In the summer of 2007, the very first prototype of multiparty conversation facilitation system was developed. I still remember the moment that ROBISUKE generated the first spontaneous action, “How about you?” addressing me to ask for my opinion. We were excited and showed the professor a video sequence of the interaction. He was staring at the display without saying anything for a while, and finally said he, “Get other faculty members to join us now. This is a very interesting moment.” In June of 2008, we brought ROBISUKE to the Care Town Kodaira, an elderly care facility for the first time to show a demo of NANDOKU quiz game playing with elderly people. ROBISUKE’s action and utterances did trigger everyone’s big laughs. The conversation continued about an hour until the moment when we stopped the system because all the utterance data we prepared was used up. We all were feeling that something socio-psychologically and technologically important was occurring right there. In the end of November of 2009, we finally created our new platform, SCHEMA, which was a successor of previous legendary Waseda robots: ROBITA, ROBISUKE, KOBIAN and HABIAN. Human conversation has been always fascinating and inspiring me. Such unintentional phenomena in our daily lives has deep science in it. I have been exploring it day and night with these robots.

Koyasan © Yoichi Matsuyama 2010

Destination of A Youthful Journey

Each moment was unforgettable. I could never achieve them alone. There are so many people who have given me great advises, contributed ideas through discussions, and hacked codes for the projects. First of all, I would like to thank again professor Tetsunori Kobayashi, who has given me a chance to start this grand journey. His words always led me in the right directions. Also, I would like to thank the thesis committee: professor Yasuo Matsuyama, professor Tatsuo Nakajima and professor Mikio Nakano for the long and tough review and judgment process. Their comments and suggestions have been so very helpful and invaluable. Professor Machiko Kusahara, an advisor of my undergraduate degree, as well as a great curator, media artist and educator, inspired my future carrier combining arts and sciences.

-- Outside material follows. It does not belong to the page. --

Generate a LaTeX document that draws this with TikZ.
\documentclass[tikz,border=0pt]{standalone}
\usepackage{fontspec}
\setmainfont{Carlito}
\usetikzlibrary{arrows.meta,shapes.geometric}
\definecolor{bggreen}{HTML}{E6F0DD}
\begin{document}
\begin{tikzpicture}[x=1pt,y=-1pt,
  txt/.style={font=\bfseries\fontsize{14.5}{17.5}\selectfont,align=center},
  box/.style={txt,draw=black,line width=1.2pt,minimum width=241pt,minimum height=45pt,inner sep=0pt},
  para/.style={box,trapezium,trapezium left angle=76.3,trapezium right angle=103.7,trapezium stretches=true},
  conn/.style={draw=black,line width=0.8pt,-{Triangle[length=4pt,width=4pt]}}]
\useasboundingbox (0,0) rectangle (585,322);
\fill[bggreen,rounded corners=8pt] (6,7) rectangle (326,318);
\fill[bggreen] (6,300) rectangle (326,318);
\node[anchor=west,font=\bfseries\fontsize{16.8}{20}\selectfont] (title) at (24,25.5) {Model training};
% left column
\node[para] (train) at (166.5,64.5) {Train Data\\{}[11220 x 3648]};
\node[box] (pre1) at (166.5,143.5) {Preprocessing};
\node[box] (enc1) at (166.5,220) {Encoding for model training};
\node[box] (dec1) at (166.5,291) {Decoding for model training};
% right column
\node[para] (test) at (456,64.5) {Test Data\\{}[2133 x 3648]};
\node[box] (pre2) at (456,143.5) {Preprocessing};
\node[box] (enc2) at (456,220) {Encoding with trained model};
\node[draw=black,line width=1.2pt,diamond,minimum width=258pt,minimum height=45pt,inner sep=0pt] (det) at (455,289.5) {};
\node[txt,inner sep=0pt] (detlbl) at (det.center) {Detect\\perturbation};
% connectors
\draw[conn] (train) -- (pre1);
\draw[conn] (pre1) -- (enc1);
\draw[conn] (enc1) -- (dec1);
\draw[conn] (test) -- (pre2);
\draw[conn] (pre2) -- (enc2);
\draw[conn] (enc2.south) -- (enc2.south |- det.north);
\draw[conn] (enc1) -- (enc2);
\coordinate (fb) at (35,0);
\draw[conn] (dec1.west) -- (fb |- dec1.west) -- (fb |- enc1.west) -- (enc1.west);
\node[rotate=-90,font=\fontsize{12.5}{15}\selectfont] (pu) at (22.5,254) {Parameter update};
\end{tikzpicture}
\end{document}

I cannot thank enough Shinya Fujie, a great leader and collaborator throughout projects. I could not achieve anything without his insights, knowledge and experiences. Tetsuji Ogawa and Teppei Nakano have gave me their personal and professional advices. Shinsuke Akaike developed an early facilitation system on ROBISUKE in 2007. Hikaru Taniyama largely contributed the SCHEMA platform development in 2009. The initial version of the SCHEMA QA was developed by a collaboration with Yushi Xu, a visiting researcher from MIT CSAIL in 2010, and its automatic sentence generation system was developed by a collaboration with Akihiro Saito. Iwao Akiba helped me a lot for modeling and developing the facilitation strategy. There are many other contributors at the Perceptual Computing Group: Hiroki Tsuboi, Kosuke Hosoya, Atsushi Ito, Yusuke Kinoshita, Masanori Kikuchi, Eisuke Soma, Moemi Watabe, Azusa Todoroki, Kenshiro Ueda, Tomoki Hayashida, Motoi Omachi, Naohiro Tawara, and many other students. And the field experiments were able to be conducted thanks to Kaoru Nishikiori, a care manager of the Care Town Kodaira.

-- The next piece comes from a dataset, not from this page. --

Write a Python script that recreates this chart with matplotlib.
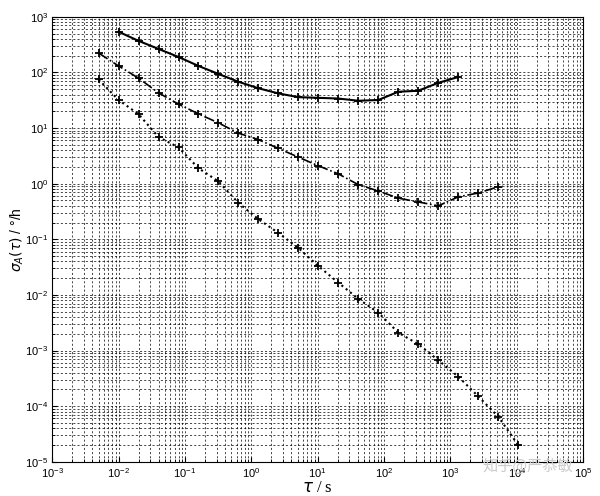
import matplotlib
matplotlib.use("Agg")
import matplotlib.pyplot as plt
import numpy as np

x1 = [0.01 * 2**n for n in range(18)]
y1 = [540, 370, 265, 190, 131, 94, 68, 52, 42, 36, 35, 34, 31, 32, 45, 47, 65, 83]
x2 = [0.005 * 2**n for n in range(21)]
y2 = [224, 131, 79, 43, 27, 18, 12.4, 8.1, 6.2, 4.3, 3.0, 2.1, 1.5, 0.96, 0.74,
      0.55, 0.47, 0.40, 0.58, 0.68, 0.88]
x3 = [0.005 * 2**n for n in range(22)]
y3 = [75, 32, 17.8, 6.9, 4.5, 1.9, 1.1, 0.45, 0.23, 0.13, 0.07, 0.033, 0.0166,
      0.0085, 0.0048, 0.0021, 0.0013, 6.7e-4, 3.4e-4, 1.5e-4, 6.5e-5, 2.0e-5]

plt.rcParams['font.family'] = ['Liberation Sans', 'DejaVu Sans']
fig = plt.figure(figsize=(6, 4.96), dpi=100)
ax = fig.add_axes([0.087, 0.069, 0.885, 0.897])
kw = dict(color='black', marker='+', markersize=6, markeredgewidth=1.3)
ax.plot(x1, y1, '-', lw=1.5, **kw)
ax.plot(x2, y2, '-.', lw=1.2, **kw)
ax.plot(x3, y3, ':', lw=1.5, **kw)
ax.set_xscale('log'); ax.set_yscale('log')
ax.set_xlim(1e-3, 1e5); ax.set_ylim(1e-5, 1e3)
ax.grid(True, which='both', ls=(0, (3, 3)), color='black', lw=0.5)
ax.tick_params(which='both', direction='in', labelsize=8, pad=3)
ax.set_xlabel(r'$\mathit{\tau}$ / s', fontsize=12, labelpad=0, family='Liberation Serif')
ax.set_ylabel(r'$\sigma_A(\tau)$ / °/h', fontsize=10, labelpad=-1)
fig.text(0.88, 0.06, '知乎@严恭敏', color='#cccccc', fontsize=11,
         family=['Noto Sans CJK SC', 'DejaVu Sans'], ha='center', va='center')
fig.savefig('out.png')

Next, I would like to thank mentors worldwide. Professor Justine Cassell at the Articulab, the Human-Computer Interaction Institute, Carnegie Mellon University hosted my visit in 2014. The collaboration with her and the ArticuLab team was so much exciting and was a great opportunity to think about my own research in larger contexts. Professor Giorgio Metta at the iCub Facility, Italian Institute of Technology hosted my visit in 2013. I believe iCub is one of the best cognitive robot platform. I was so fascinated by the sophisticated system created by Europe-wide excellent research communities. Professor Carolyn Rose at the Language Technology Institute, Carnegie Mellon University mentored my SIGDIAL paper.

Genova Airport © Yoichi Matsuyama 2013

I also would like to thank co-founders of WIZDOM (Waseda University Integrated Space of Wizards, Digital Oriented Manufacturers): Akihiro Hayashi, Atsushi Enta, Jun Nakagawa, Kosuke Kikuchi and Taiki Watai. The multi-disciplinary activities with them fueled my energies of creation.

This research has been supported by the following grants: Grant-in-Aid for scientific research WAKATE- B (23700239) “Development and Evaluations of Multiparty Conversation Activation Systems (2010-2012),” WAKATE-B (25870824) “Facilitation Strategy for Multiparty Conversation Robots (2013-2015),” International Research and Education Center for Ambient Soc, Waseda University Global COE Program (2008- 2010), Microsoft Scholarship (2009), and Japan Society for the Promotion of Science (JSPS) Strategic Young Researcher Overseas Visits Program for Accelerating Brain Circulation (2013-2015). TOSHIBA corporation provided the speech synthesizer customized for our spoken dialogue system.

Finally, I thank my family: my father Toshiro, my mother Tomiko and my sister Tomoko, who have all stood by me through the best and the worst times. And I especially would like to dedicate this thesis and doctoral degree to my grandfather Shoji who passed away in 2008, the biggest supporter in my life. He should have been very glad at my accomplishment. My uncle Shoichiro Saito also has been another big supporter.

This is a destination of my youthful journey and a beginning of new one. My wife Hiroko has been always encouraging me to enjoy the whole process. We now begin a new journey far beyond today.